-- Problem to solve --
Start at the line that contains "Reproduce this chart with D3.js.", stop at the line that contains "const plotLeft = 105, plotRight", and repeat every line in that span, those two included, with no pictures.

-- Supplied entries --
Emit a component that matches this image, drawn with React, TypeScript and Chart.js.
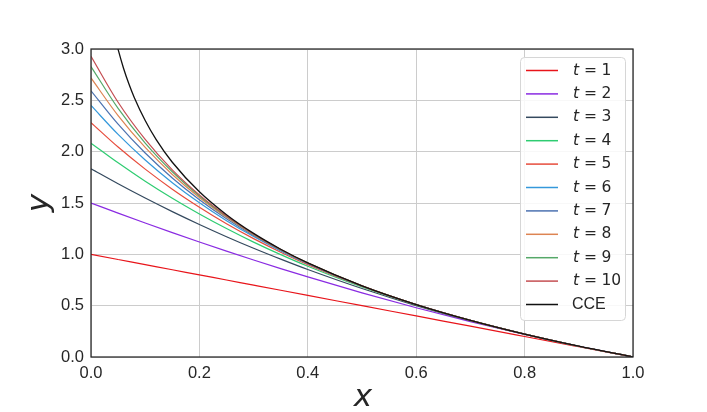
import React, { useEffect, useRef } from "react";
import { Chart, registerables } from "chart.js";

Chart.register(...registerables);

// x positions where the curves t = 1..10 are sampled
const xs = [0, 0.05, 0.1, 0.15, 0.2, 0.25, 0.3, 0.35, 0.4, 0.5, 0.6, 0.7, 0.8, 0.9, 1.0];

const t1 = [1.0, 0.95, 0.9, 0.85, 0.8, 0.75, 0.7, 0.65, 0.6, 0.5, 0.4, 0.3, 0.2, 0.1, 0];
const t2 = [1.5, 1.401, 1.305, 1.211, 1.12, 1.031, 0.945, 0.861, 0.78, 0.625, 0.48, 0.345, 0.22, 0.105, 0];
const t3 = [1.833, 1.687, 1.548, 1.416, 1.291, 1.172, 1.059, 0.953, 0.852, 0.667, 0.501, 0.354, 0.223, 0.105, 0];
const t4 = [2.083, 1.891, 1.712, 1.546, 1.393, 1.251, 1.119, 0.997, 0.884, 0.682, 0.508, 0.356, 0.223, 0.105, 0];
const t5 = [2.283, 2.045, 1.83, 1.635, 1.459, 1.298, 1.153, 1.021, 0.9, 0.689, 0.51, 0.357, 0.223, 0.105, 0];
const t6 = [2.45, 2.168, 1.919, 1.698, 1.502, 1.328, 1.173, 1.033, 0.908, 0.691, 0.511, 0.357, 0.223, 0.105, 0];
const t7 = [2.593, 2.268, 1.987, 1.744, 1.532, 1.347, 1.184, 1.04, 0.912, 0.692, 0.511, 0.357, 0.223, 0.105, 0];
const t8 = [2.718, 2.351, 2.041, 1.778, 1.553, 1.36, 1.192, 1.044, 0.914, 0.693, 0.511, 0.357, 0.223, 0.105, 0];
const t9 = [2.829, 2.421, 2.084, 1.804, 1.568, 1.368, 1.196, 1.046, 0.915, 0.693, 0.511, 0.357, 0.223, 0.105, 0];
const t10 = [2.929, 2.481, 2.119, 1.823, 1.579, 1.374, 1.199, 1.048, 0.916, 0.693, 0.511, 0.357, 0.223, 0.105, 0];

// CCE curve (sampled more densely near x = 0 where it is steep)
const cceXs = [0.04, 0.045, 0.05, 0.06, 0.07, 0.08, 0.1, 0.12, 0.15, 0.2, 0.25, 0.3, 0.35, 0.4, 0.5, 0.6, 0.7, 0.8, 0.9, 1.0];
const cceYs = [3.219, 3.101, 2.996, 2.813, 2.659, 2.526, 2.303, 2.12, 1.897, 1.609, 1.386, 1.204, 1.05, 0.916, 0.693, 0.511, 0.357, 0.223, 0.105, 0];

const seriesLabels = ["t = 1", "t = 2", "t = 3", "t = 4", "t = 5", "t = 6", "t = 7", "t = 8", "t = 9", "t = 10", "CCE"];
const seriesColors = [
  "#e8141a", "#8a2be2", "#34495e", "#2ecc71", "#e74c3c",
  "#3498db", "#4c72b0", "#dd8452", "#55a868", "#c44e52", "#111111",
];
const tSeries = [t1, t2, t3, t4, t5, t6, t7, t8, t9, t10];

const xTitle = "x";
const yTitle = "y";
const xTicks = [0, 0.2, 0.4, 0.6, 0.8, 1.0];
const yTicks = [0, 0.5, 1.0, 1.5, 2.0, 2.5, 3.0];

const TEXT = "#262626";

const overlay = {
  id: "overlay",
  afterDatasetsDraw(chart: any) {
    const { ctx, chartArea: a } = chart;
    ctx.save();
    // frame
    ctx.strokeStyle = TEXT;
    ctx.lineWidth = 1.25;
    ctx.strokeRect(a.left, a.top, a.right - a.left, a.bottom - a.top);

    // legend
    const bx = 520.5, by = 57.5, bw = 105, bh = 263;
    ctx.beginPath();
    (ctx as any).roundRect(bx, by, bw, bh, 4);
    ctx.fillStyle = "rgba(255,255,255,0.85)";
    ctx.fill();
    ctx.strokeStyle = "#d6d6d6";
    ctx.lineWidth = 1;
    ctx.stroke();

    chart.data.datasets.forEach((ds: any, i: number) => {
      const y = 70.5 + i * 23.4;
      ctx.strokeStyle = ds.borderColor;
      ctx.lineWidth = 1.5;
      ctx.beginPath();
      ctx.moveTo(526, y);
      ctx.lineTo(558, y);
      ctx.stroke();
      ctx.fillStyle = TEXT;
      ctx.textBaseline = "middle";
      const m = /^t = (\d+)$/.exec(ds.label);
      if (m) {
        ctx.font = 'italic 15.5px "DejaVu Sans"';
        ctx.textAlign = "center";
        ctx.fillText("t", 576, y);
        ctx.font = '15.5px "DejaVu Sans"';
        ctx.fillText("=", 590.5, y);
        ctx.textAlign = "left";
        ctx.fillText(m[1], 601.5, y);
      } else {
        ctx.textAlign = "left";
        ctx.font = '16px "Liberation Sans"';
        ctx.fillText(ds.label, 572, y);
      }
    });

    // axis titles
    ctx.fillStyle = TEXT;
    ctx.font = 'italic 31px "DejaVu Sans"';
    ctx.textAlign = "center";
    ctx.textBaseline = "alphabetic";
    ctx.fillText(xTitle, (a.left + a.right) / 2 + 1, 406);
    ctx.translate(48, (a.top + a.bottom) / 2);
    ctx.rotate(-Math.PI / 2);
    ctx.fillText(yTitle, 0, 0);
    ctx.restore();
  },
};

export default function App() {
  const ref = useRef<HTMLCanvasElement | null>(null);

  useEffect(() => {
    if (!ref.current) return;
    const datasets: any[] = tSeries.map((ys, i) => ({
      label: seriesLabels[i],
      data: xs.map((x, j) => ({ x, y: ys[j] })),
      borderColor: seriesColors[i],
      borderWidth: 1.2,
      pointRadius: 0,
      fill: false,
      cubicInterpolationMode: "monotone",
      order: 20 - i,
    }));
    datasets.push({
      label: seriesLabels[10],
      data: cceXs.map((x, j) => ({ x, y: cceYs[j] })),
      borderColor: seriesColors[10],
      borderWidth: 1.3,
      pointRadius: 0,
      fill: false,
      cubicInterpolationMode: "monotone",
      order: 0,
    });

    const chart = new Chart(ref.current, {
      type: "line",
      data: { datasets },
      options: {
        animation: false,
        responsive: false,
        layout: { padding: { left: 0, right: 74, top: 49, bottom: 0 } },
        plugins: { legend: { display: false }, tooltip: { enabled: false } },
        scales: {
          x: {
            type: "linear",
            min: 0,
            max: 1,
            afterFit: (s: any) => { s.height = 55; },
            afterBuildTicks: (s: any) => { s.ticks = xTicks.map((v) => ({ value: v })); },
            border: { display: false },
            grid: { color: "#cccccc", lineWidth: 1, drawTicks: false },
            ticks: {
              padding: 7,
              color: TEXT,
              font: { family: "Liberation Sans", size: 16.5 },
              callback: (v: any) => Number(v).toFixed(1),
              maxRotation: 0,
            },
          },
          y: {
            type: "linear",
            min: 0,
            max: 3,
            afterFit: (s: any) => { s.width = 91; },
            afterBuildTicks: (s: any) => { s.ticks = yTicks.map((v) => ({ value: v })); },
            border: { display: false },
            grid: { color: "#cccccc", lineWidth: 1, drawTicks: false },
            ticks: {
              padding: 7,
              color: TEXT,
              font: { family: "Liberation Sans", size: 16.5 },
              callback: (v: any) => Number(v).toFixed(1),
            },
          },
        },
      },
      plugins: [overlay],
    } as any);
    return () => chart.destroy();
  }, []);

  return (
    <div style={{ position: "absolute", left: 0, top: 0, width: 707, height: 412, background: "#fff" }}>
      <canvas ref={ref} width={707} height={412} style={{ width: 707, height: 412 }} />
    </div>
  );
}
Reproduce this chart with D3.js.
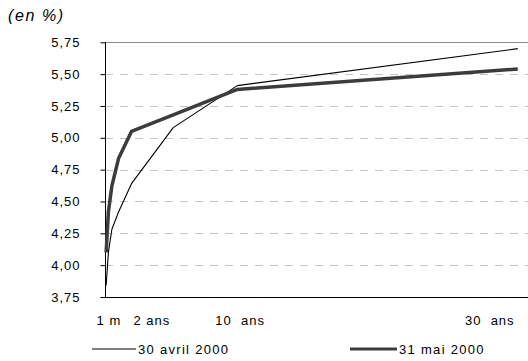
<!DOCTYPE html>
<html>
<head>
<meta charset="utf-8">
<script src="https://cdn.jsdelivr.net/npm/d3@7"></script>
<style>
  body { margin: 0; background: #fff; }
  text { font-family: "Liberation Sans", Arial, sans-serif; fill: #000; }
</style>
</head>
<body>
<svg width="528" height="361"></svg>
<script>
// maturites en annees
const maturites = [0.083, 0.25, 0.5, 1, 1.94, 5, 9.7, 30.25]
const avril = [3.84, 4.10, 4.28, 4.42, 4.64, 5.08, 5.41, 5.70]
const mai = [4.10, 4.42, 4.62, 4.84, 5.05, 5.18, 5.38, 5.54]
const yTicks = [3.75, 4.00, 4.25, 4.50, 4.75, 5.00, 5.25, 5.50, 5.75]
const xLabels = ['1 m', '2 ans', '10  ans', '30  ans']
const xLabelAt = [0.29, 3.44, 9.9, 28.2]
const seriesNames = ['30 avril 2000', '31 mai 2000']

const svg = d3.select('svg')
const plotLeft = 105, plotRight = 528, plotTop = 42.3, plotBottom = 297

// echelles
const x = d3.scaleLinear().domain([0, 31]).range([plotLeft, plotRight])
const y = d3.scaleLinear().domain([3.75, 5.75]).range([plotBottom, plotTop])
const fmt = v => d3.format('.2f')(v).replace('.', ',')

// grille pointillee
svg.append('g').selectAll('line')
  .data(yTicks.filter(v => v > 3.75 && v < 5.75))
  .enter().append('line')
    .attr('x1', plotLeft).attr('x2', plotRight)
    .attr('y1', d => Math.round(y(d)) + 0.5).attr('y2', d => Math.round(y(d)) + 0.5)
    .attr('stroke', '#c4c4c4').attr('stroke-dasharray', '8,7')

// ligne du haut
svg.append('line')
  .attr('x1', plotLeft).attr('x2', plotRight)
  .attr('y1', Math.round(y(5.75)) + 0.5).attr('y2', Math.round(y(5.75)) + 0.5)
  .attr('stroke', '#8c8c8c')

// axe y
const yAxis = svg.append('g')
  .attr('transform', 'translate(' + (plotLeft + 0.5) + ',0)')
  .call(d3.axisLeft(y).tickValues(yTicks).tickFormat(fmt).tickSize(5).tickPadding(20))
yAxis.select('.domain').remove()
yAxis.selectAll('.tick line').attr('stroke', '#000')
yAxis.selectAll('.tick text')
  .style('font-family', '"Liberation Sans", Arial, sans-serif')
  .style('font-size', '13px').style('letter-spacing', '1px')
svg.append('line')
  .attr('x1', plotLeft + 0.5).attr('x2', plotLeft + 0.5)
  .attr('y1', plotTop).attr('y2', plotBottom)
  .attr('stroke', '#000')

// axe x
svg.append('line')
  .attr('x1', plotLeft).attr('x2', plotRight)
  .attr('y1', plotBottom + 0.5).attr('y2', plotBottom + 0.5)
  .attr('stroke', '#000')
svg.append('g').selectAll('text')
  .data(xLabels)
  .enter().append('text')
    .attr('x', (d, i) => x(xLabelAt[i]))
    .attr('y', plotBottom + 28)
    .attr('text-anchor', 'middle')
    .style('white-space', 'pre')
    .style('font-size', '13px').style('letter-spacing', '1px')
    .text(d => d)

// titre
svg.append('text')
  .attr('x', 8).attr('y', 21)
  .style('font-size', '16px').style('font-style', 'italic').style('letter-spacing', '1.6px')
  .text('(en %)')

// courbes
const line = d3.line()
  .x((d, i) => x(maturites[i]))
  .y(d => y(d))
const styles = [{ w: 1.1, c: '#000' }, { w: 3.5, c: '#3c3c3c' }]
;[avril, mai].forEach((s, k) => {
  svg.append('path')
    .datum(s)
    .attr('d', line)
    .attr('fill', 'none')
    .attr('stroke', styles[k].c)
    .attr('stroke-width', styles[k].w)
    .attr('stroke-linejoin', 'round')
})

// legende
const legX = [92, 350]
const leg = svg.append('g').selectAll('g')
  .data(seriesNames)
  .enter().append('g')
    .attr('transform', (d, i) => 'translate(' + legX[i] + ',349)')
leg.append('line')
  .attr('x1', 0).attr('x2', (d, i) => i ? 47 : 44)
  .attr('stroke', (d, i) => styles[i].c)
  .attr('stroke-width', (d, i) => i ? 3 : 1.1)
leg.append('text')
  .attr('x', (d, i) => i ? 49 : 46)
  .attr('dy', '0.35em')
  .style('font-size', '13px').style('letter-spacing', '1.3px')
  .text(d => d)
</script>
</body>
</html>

-- Exercise solution --
Reproduce this chart with D3.js.
<!DOCTYPE html>
<html>
<head>
<meta charset="utf-8">
<script src="https://cdn.jsdelivr.net/npm/d3@7"></script>
<style>
  body { margin: 0; background: #fff; }
  text { font-family: "Liberation Sans", Arial, sans-serif; fill: #000; }
</style>
</head>
<body>
<svg width="528" height="361"></svg>
<script>
// maturites en annees
const maturites = [0.083, 0.25, 0.5, 1, 1.94, 5, 9.7, 30.25]
const avril = [3.84, 4.10, 4.28, 4.42, 4.64, 5.08, 5.41, 5.70]
const mai = [4.10, 4.42, 4.62, 4.84, 5.05, 5.18, 5.38, 5.54]
const yTicks = [3.75, 4.00, 4.25, 4.50, 4.75, 5.00, 5.25, 5.50, 5.75]
const xLabels = ['1 m', '2 ans', '10  ans', '30  ans']
const xLabelAt = [0.29, 3.44, 9.9, 28.2]
const seriesNames = ['30 avril 2000', '31 mai 2000']

const svg = d3.select('svg')
const plotLeft = 105, plotRight = 528, plotTop = 42.3, plotBottom = 297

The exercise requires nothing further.